The United Nations says that Afghanistan produces 93% of the world’s opiates. How do we define the legitimate farmer?

Because it isn’t going to win any friends to go around spraying Afghan fields, which will inevitably kill off the other crops (mainly food) which they are growing side by side with the opium.

But officials said the skeptics — who include American military and intelligence officials and European diplomats in Afghanistan — fear that any spraying of American-made chemicals over Afghan farms would be a boon to Taliban propagandists. Some of those officials say that the political cost could be especially high if the herbicide destroys food crops that farmers often plant alongside their poppies.

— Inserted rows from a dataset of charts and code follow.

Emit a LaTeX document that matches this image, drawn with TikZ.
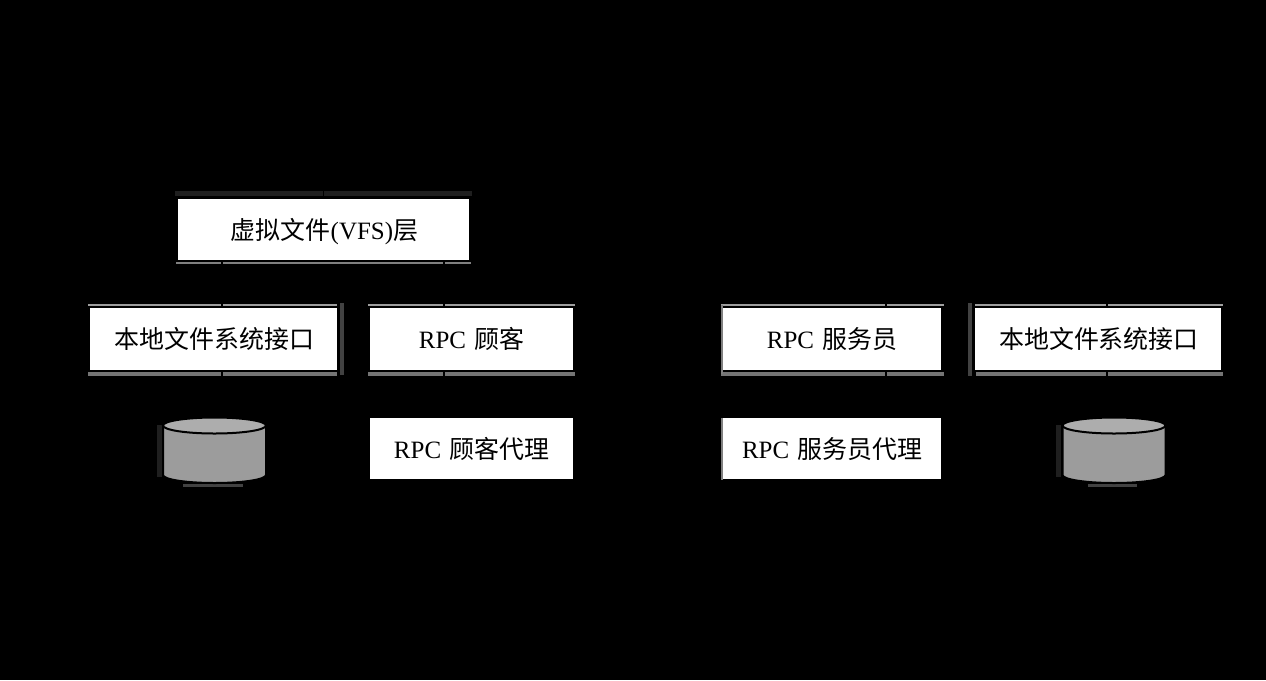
\documentclass[tikz,border=0pt]{standalone}
\usepackage{fontspec}
\setmainfont{Liberation Serif}
\newfontfamily\cjk{Noto Sans CJK SC}
\usepackage{tikz}
\def\px{0.02cm}
\newcommand{\rpcname}{RPC\hspace{4.6pt}}
\tikzset{
	boxnode/.style 2 args={fill=white, text=black, inner sep=0pt, text height=14pt, text depth=3pt, minimum width=#1*\px, minimum height=#2*\px, font=\fontsize{14.2pt}{17pt}\selectfont},
	rimline/.style={draw=black!38, line width=2*\px},
	rimfat/.style={draw=black!54, line width=3.6*\px},
	rimdim/.style={draw=black!74, line width=3.6*\px},
	rimhaze/.style={draw=black!88, line width=5*\px},
	rimthin/.style={draw=black!50, line width=2*\px},
	linkline/.style={draw=black, line width=1.2*\px},
	diskbody/.style={draw=black, line width=2*\px, fill=black!39},
	disktop/.style={draw=black, line width=2*\px, fill=black!32},
}
\begin{document}
\begin{tikzpicture}[x=\px, y=-\px]
	\fill[black] (0,0) rectangle (1266,680);
	%rims that stay visible round the boxes
	\draw[rimhaze] (175,193.5)--(472,193.5);
	\draw[rimthin] (176,262.7)--(471,262.7);
	\draw[rimline] (88,305.2)--(337,305.2);
	\draw[rimfat] (88,374)--(337,374);
	\draw[rimdim] (342,303)--(342,375);
	\draw[rimline] (368,305.2)--(575,305.2);
	\draw[rimfat] (368,374)--(575,374);
	\draw[rimline] (721,305.2)--(944,305.2);
	\draw[rimfat] (721,374)--(944,374);
	\draw[rimthin] (721.5,305)--(721.5,374);
	\draw[rimthin] (721.5,418)--(721.5,480);
	\draw[rimline] (975,305.2)--(1223,305.2);
	\draw[rimfat] (976,374)--(1223,374);
	\draw[rimdim] (970,303)--(970,376);
	%boxes
	\node[boxnode={291}{61}] (vfs) at (323.5,229.5) {\hspace{1.1pt}{\cjk 虚拟文件}(VFS){\cjk 层}};
	\node[boxnode={247}{62}] (localA) at (213.5,339) {\hspace{1.1pt}\cjk 本地文件系统接口};
	\node[boxnode={203}{62}] (clientA) at (471.5,339) {\rpcname{\cjk 顾客}};
	\node[boxnode={203}{61}] (stubA) at (471.5,448.5) {\rpcname{\cjk 顾客代理}};
	\node[boxnode={218}{62}] (serverB) at (832,339) {\rpcname{\cjk 服务员}};
	\node[boxnode={246}{62}] (localB) at (1098,339) {\hspace{1.1pt}\cjk 本地文件系统接口};
	\node[boxnode={218}{61}] (stubB) at (832,448.5) {\rpcname{\cjk 服务员代理}};
	%disks
	\draw[rimhaze] (159,425)--(159,477);
	\draw[rimdim] (183,485.5)--(243,485.5);
	\draw[diskbody] (163,425) -- (163,475) arc [start angle=180, end angle=0, x radius=51.5, y radius=8] -- (266,425) -- cycle;
	\draw[disktop] (214.5,425.5) circle [x radius=51.5, y radius=8];
	\coordinate (diskA) at (214.5,417.5);
	\draw[rimhaze] (1058.5,425)--(1058.5,477);
	\draw[rimdim] (1088,485.5)--(1137,485.5);
	\draw[diskbody] (1062.5,425) -- (1062.5,475) arc [start angle=180, end angle=0, x radius=51.5, y radius=8] -- (1165.5,425) -- cycle;
	\draw[disktop] (1114,425.5) circle [x radius=51.5, y radius=8];
	\coordinate (diskB) at (1114,417.5);
	%connectors, black on black
	\coordinate (tapA) at (222,0);
	\coordinate (tapB) at (444,0);
	\coordinate (tapC) at (886,0);
	\coordinate (tapD) at (1107,0);
	\coordinate (upA) at (323.5,170);
	\coordinate (upC) at (886,285);
	\coordinate (upD) at (1107,285);
	\draw[linkline] (upA)--(vfs.north);
	\draw[linkline] (vfs.south -| tapA)--(localA.north -| tapA);
	\draw[linkline] (vfs.south -| tapB)--(clientA.north -| tapB);
	\draw[linkline] (localA.south -| tapA)--(diskA -| tapA);
	\draw[linkline] (clientA.south -| tapB)--(stubA.north -| tapB);
	\draw[linkline] (upC)--(serverB.north -| tapC);
	\draw[linkline] (upD)--(localB.north -| tapD);
	\draw[linkline] (serverB.south -| tapC)--(stubB.north -| tapC);
	\draw[linkline] (localB.south -| tapD)--(diskB -| tapD);
\end{tikzpicture}
\end{document}
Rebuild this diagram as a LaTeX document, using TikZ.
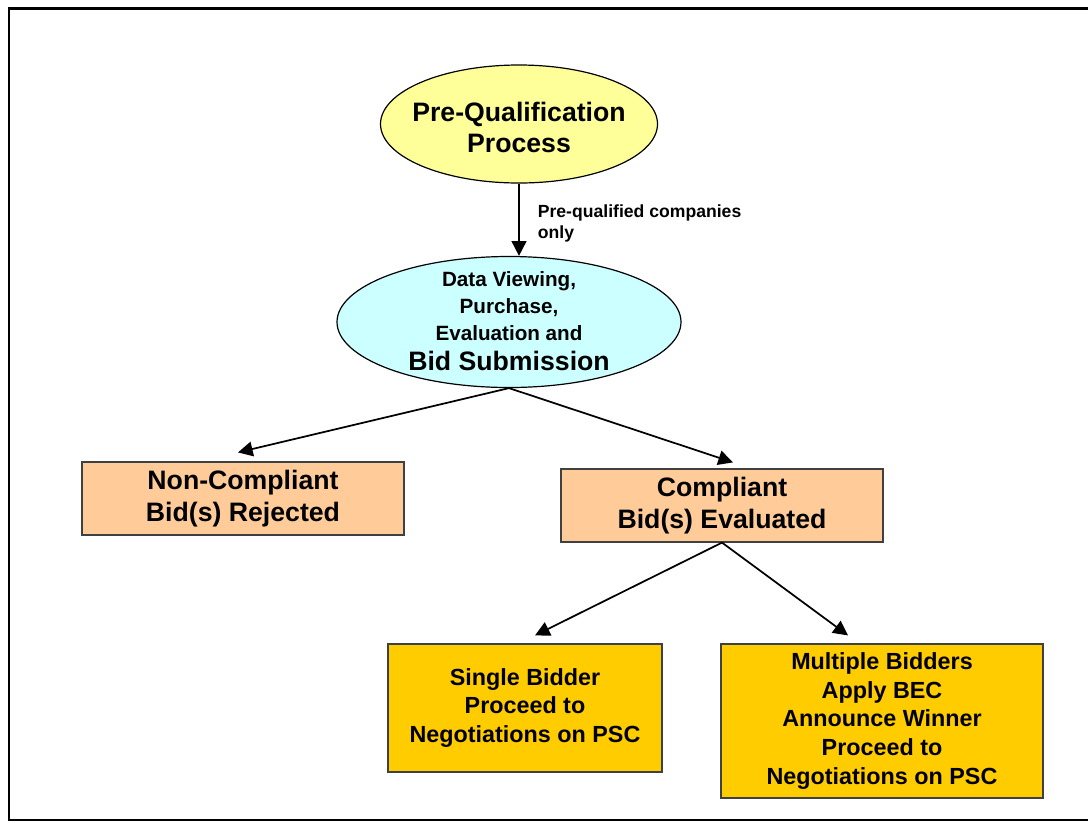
\documentclass[tikz,border=0pt]{standalone}
\usepackage{fontspec}
\setmainfont{Liberation Sans}
\usetikzlibrary{arrows.meta,shapes.geometric}

\definecolor{pqyellow}{HTML}{FFFF99}
\definecolor{dvcyan}{HTML}{CCFFFF}
\definecolor{bidpeach}{HTML}{FFCC99}
\definecolor{bidgold}{HTML}{FFCC00}

\tikzset{
	flow/.style={-{Triangle[length=11pt,width=11pt]}, line width=1.3pt},
	bubble/.style={draw=black, shape=ellipse, line width=0.9pt, inner sep=0pt},
	stepbox/.style={draw=black!75, shape=rectangle, line width=0.9pt, inner sep=0pt, align=center, font=\bfseries\fontsize{20}{24.5}\selectfont},
	finalbox/.style={stepbox, fill=bidgold, font=\bfseries\fontsize{17.5}{21.5}\selectfont},
}

\begin{document}
\begin{tikzpicture}[x=0.75pt, y=-0.75pt]
	\useasboundingbox (0,0) rectangle (1088,822);
	\clip (0,0) rectangle (1088,822);
	\draw[line width=2pt] (9,8.5) rectangle (1110,820);

	\node[bubble, fill=pqyellow, minimum width=207.75pt, minimum height=88.5pt] (pq_e) at (519,124) {};
	\node[align=center, inner sep=0pt, font=\bfseries\fontsize{20}{23.25}\selectfont] (pq_t) at (519,127) {Pre-Qualification\\Process};

	\node[bubble, fill=dvcyan, minimum width=258pt, minimum height=98.25pt] (dv_e) at (509,322) {};
	\node[align=center, inner sep=0pt, font=\bfseries\fontsize{15.5}{20}\selectfont] (dv_t) at (509,321) {Data Viewing,\\Purchase,\\Evaluation and\\[2.5pt]{\fontsize{20}{24}\selectfont Bid Submission}};

	\node[stepbox, fill=bidpeach, minimum width=241.5pt, minimum height=54.75pt] (nc_b) at (243,498.5) {Non-Compliant\\Bid(s) Rejected};
	\node[stepbox, fill=bidpeach, minimum width=241.5pt, minimum height=54.75pt] (ce_b) at (722,505.5) {Compliant\\Bid(s) Evaluated};

	\node[finalbox, minimum width=205.5pt, minimum height=96pt] (sb_b) at (525,708) {Single Bidder\\Proceed to\\Negotiations on PSC};
	\node[finalbox, minimum width=241.5pt, minimum height=115.5pt] (mb_b) at (882,721) {Multiple Bidders\\Apply BEC\\Announce Winner\\Proceed to\\Negotiations on PSC};

	\draw[flow] (pq_e.south) -- node[right, xshift=13.5pt, yshift=-3pt, align=left, inner sep=0pt, font=\bfseries\fontsize{13.2}{15.75}\selectfont] (pq_lbl) {Pre-qualified companies\\only} (pq_e.south |- dv_e.north);
	\draw[flow] (dv_e.south) -- ([xshift=-3.75pt, yshift=6.75pt]nc_b.north);
	\draw[flow] (dv_e.south) -- ([xshift=8.25pt, yshift=4.5pt]ce_b.north);
	\draw[flow] (ce_b.south) -- ([xshift=7.5pt, yshift=6pt]sb_b.north);
	\draw[flow] (ce_b.south) -- ([xshift=-25.5pt, yshift=6pt]mb_b.north);
\end{tikzpicture}
\end{document}
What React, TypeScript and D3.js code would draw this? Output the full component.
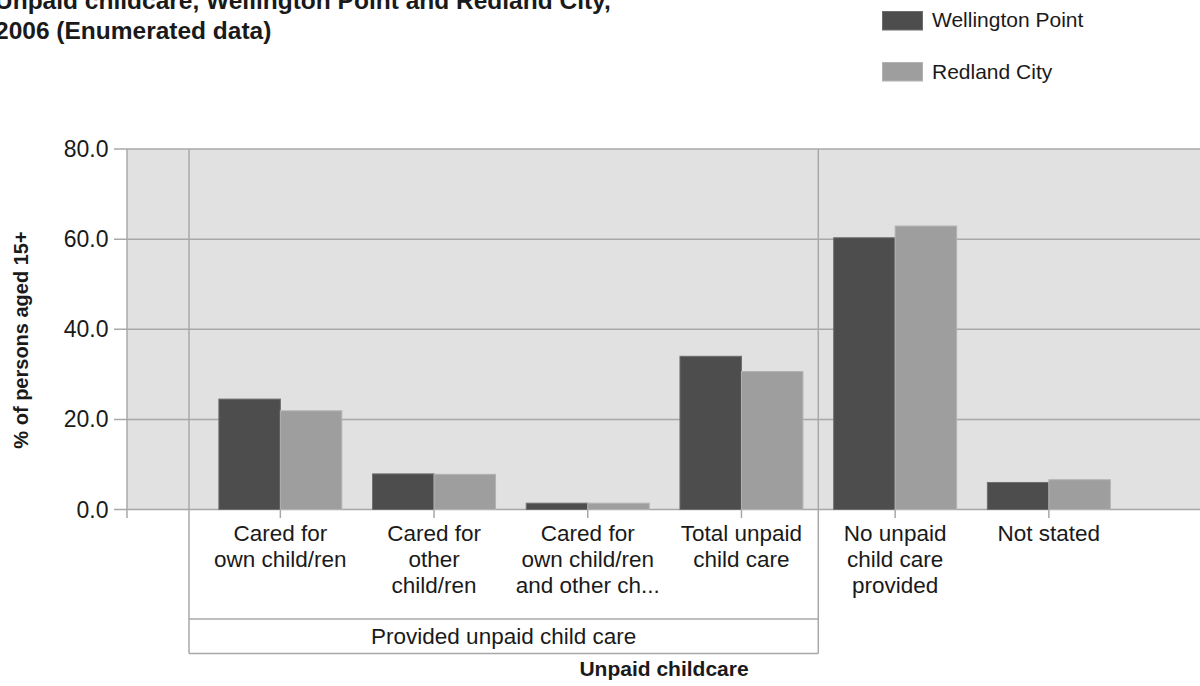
import React from "react";
import * as d3 from "d3";

const categories = [
  "Cared for own child/ren",
  "Cared for other child/ren",
  "Cared for own child/ren and other ch...",
  "Total unpaid child care",
  "No unpaid child care provided",
  "Not stated",
];
const categoryLines = [
  ["Cared for", "own child/ren"],
  ["Cared for", "other", "child/ren"],
  ["Cared for", "own child/ren", "and other ch..."],
  ["Total unpaid", "child care"],
  ["No unpaid", "child care", "provided"],
  ["Not stated"],
];
const seriesNames = ["Wellington Point", "Redland City"];
const wellingtonPoint = [24.5, 7.9, 1.4, 34.0, 60.3, 6.0];
const redlandCity = [21.9, 7.8, 1.4, 30.6, 62.9, 6.6];
const yTicks = [0, 20, 40, 60, 80];
const groupLabel = "Provided unpaid child care";
const groupCount = 4;

const W = 1200;
const H = 686;
const plotLeft = 127;
const plotRight = 1200;
const plotTop = 149;
const plotBottom = 509.5;
const groupLeft = 189;
const FONT = "'Liberation Sans', Arial, Helvetica, sans-serif";
const colors = ["#4d4d4d", "#9e9e9e"];
const strokes = ["#6e6e6e", "#b2b2b2"];
const gridColor = "#a8a8a8";
const textColor = "#1a1a1a";

export default function App() {
  const y = d3.scaleLinear().domain([0, 80]).range([plotBottom, plotTop]);
  const x = d3
    .scaleBand<string>()
    .domain(categories)
    .range([203.5, 1125.7])
    .paddingInner(0.2)
    .paddingOuter(0.1);
  const xs = d3
    .scaleBand<string>()
    .domain(seriesNames)
    .range([0, x.bandwidth()]);
  const series = [wellingtonPoint, redlandCity];
  const center = (c: string) => (x(c) as number) + x.bandwidth() / 2;
  const lastGroup = categories[groupCount - 1];
  const firstOther = categories[groupCount];
  const sepX = ((x(lastGroup) as number) + x.bandwidth() + (x(firstOther) as number)) / 2;
  const boxTop = 619;
  const boxBottom = 653.5;

  return (
    <svg
      width={W}
      height={H}
      style={{ position: "absolute", left: 0, top: 0, background: "#fff" }}
      fontFamily={FONT}
    >
      {/* Title */}
      <text x={-5} y={9} fontSize={24.5} fontWeight="bold" fill={textColor}>
        Unpaid childcare, Wellington Point and Redland City,
      </text>
      <text x={-5} y={39} fontSize={24.5} fontWeight="bold" fill={textColor}>
        2006 (Enumerated data)
      </text>

      {/* Legend */}
      {seriesNames.map((s, i) => (
        <g key={s}>
          <rect
            x={882.5}
            y={11.5 + i * 51}
            width={40}
            height={18.5}
            fill={colors[i]}
            stroke={strokes[i]}
          />
          <text x={932} y={27 + i * 51.5} fontSize={21} fill={textColor}>
            {s}
          </text>
        </g>
      ))}

      {/* Plot background */}
      <rect
        x={plotLeft}
        y={plotTop}
        width={plotRight - plotLeft}
        height={plotBottom - plotTop}
        fill="#e1e1e1"
      />

      {/* Gridlines & y ticks */}
      {yTicks.map((t) => (
        <g key={t}>
          <line
            x1={114}
            x2={plotRight}
            y1={y(t)}
            y2={y(t)}
            stroke={gridColor}
            strokeWidth={1.5}
          />
          <text
            x={108.5}
            y={y(t) + 8}
            fontSize={23}
            textAnchor="end"
            fill={textColor}
          >
            {t.toFixed(1)}
          </text>
        </g>
      ))}

      {/* Vertical lines */}
      <line x1={plotLeft} x2={plotLeft} y1={plotTop} y2={518} stroke={gridColor} strokeWidth={1.5} />
      <line x1={groupLeft} x2={groupLeft} y1={plotTop} y2={boxBottom} stroke={gridColor} strokeWidth={1.5} />
      <line x1={sepX} x2={sepX} y1={plotTop} y2={boxBottom} stroke={gridColor} strokeWidth={1.5} />

      {/* Bars */}
      {series.map((vals, si) =>
        categories.map((c, ci) => {
          const bx = (x(c) as number) + (xs(seriesNames[si]) as number);
          const by = y(vals[ci]);
          return (
            <rect
              key={`${si}-${ci}`}
              x={bx}
              y={by}
              width={xs.bandwidth()}
              height={plotBottom - by}
              fill={colors[si]}
              stroke={strokes[si]}
              strokeWidth={1}
            />
          );
        })
      )}

      {/* X ticks */}
      {categories.map((c) => (
        <line
          key={c}
          x1={center(c)}
          x2={center(c)}
          y1={plotBottom}
          y2={518}
          stroke={gridColor}
          strokeWidth={1.5}
        />
      ))}

      {/* Category labels */}
      {categories.map((c, ci) => (
        <text key={c} fontSize={22.5} textAnchor="middle" fill={textColor}>
          {categoryLines[ci].map((ln, li) => (
            <tspan key={li} x={center(c)} y={541 + li * 26}>
              {ln}
            </tspan>
          ))}
        </text>
      ))}

      {/* Group box */}
      <line x1={groupLeft} x2={sepX} y1={boxTop} y2={boxTop} stroke={gridColor} strokeWidth={1.5} />
      <line x1={groupLeft} x2={sepX} y1={boxBottom} y2={boxBottom} stroke={gridColor} strokeWidth={1.5} />
      <text
        x={(groupLeft + sepX) / 2}
        y={644}
        fontSize={22.5}
        textAnchor="middle"
        fill={textColor}
      >
        {groupLabel}
      </text>

      {/* Axis titles */}
      <text
        x={664}
        y={676}
        fontSize={21}
        fontWeight="bold"
        textAnchor="middle"
        fill={textColor}
      >
        Unpaid childcare
      </text>
      <text
        transform={`translate(27.5, 340) rotate(-90)`}
        fontSize={20}
        fontWeight="bold"
        textAnchor="middle"
        fill={textColor}
      >
        % of persons aged 15+
      </text>
    </svg>
  );
}
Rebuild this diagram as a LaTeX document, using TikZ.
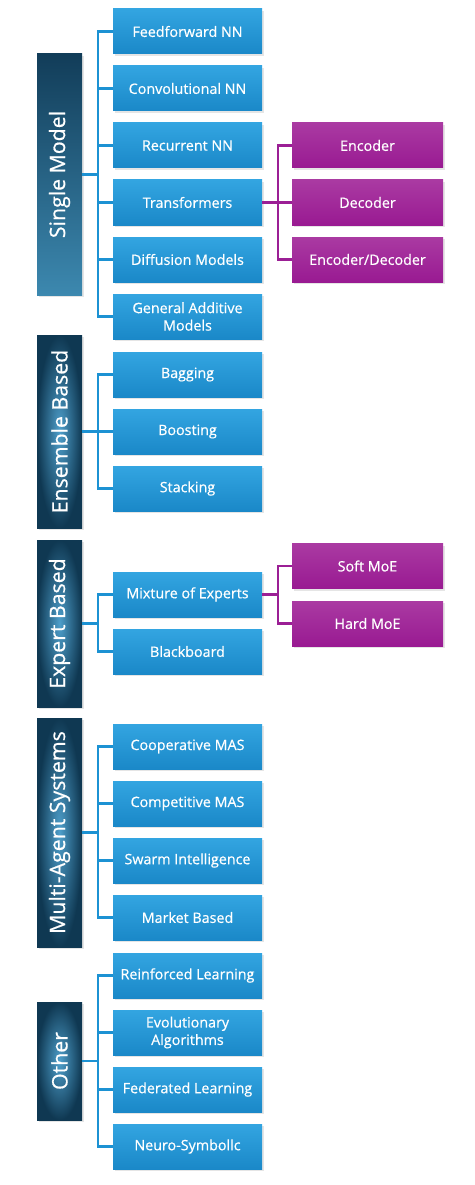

“There has always been a need to balance the obvious greater effectiveness of spray against the potential for losing hearts and minds,” Thomas A. Schweich, the assistant secretary of state for international narcotics issues, said in an interview last week in Washington. “The question is whether that’s manageable. I think that it is.”

Asst. Secretary Schweich has a typically sanguine view. I’d be more inclined to listen to the intelligence folks that say spraying will be a major problem. But, speaking of intelligence, the best way to eradicate opium farming might be to enlist the Taliban (or, at least, their arguments) in the effort. When they were in power they did more to cut heroin production than anyone before or since. It’s against their version of Islam to sell dope to people, although their leadership still found a way to profit off the trade.

Making a religious argument against opium farming might be more effective than any other conceivable strategy…so get some preachers on the payroll and create a new marketing product.

A United Nations report in August documented a 17 percent rise in poppy cultivation from 2006 to 2007, and a 34 percent rise in opium production. Perhaps more important for the effort to stabilize Afghanistan, officials said, the Taliban has been reaping a windfall from taxes on the growers and traffickers.

The problem is most acute in the southern province of Helmand, a Taliban stronghold. It produced nearly 4,400 metric tons of opium this year, almost half the country’s total output, United Nations statistics show.

There is so much pain being created in Iraq that they could probably consume a 17% rise in poppy cultivation in pain-killing medications alone. One thing is clear…after six years, all opium eradication efforts have failed and failed spectacularly. The U.S. government wants Afghanistan to use a herbicide called glyphosate, which they claim is less toxic than table salt. The CIA, the Pentagon, and our European allies are all opposed to this strategy because they think it will become a huge propaganda boon to the Taliban, who will cast it as chemical warfare against the peasantry.

So far, Karzai has refused to use the herbicide. One solution might be for U.S. pharmaceutical companies to buy-up the crops, thereby limiting its availability for conversion into illegal narcotics. The government could work in tandem to mitigate against market pricing issues, or to offset the costs.

Seems like a better idea than anything we’ve tried so far.